Throughout the sailing season Pioneer also offers special 3 hour Family Ecology Sails where families and visitors can board the historic schooner and set sail past Governors Island for the fishing grounds of Bay Ridge. Guests will help set a trawl net and haul it in, bringing up a variety of creatures from blue crabs to flounder. Children and adults help raise the sails to continue the exploration the old fashioned way. While sailing past the Statue of Liberty families will learn about the sea creatures caught with the trawl, examine plankton through a view-scope, test the water to learn about our marine ecosystem. Schooner Pioneer is also available for charters throughout the sailing season. Charters sail within New York Harbor, one of the most fascinating harbors in the world and afford unparalleled views of the Statue of Liberty, the Brooklyn Bridge, and the New York and New Jersey skylines, as well as a chance to witness all manner of vessels, from tugboats to cruise ships, as they perform their duties on the waterfront. Pioneer is the ideal vessel for private sails, group or company outings, and photo or film shoots! Your custom charter experience can be booked by emailing charters@seany.org.

In the days before paved roads, small coastal schooners such as Pioneer were the delivery trucks of their era, carrying various cargoes between coastal communities: lumber and stone from the islands of Maine, brick on the Hudson River, and oyster shell on the Chesapeake Bay. Almost all American cargo sloops and schooners were wood, but because she was built in what was then this country's center of iron shipbuilding, Pioneer had wrought-iron hull. She was the first of only two cargo sloops built of iron in this country, and is the only iron-hulled American merchant sailing vessel still in existence.

By 1930, when new owners moved her from the Delaware River to Massachusetts, she had been fitted with an engine, and was no longer using sails. In 1966 she was substantially rebuilt and turned into a sailing vessel once again. Today she plies the waters of NY Harbor carrying adults and children instead of cargo in her current role as a piece of "living history." Today Pioneer is an award winning sail training vessel teaching volunteers of all kinds, traditional maritime skills, and the art of tall ship sailing. Visitors can board Pioneer for 2-hour day and evening cruises, special programs, and charter experiences as she sails New York Harbor May through October.

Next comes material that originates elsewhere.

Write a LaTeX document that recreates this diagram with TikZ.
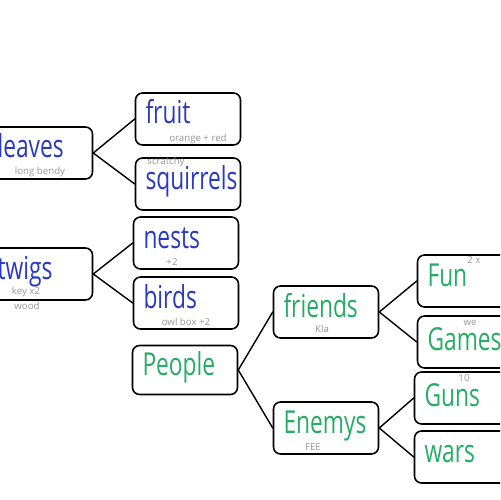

The South Street Seaport Museum, located in the heart of the historic seaport district in New York City, preserves and interprets the history of New York as a great port city. Founded in 1967, and designated by Congress as America's National Maritime Museum, the Museum houses an extensive collection of works of art and artifacts, a maritime reference library, exhibition galleries and education spaces, working nineteenth century print shops, and an active fleet of historic vessels that all work to tell the story of "Where New York Begins."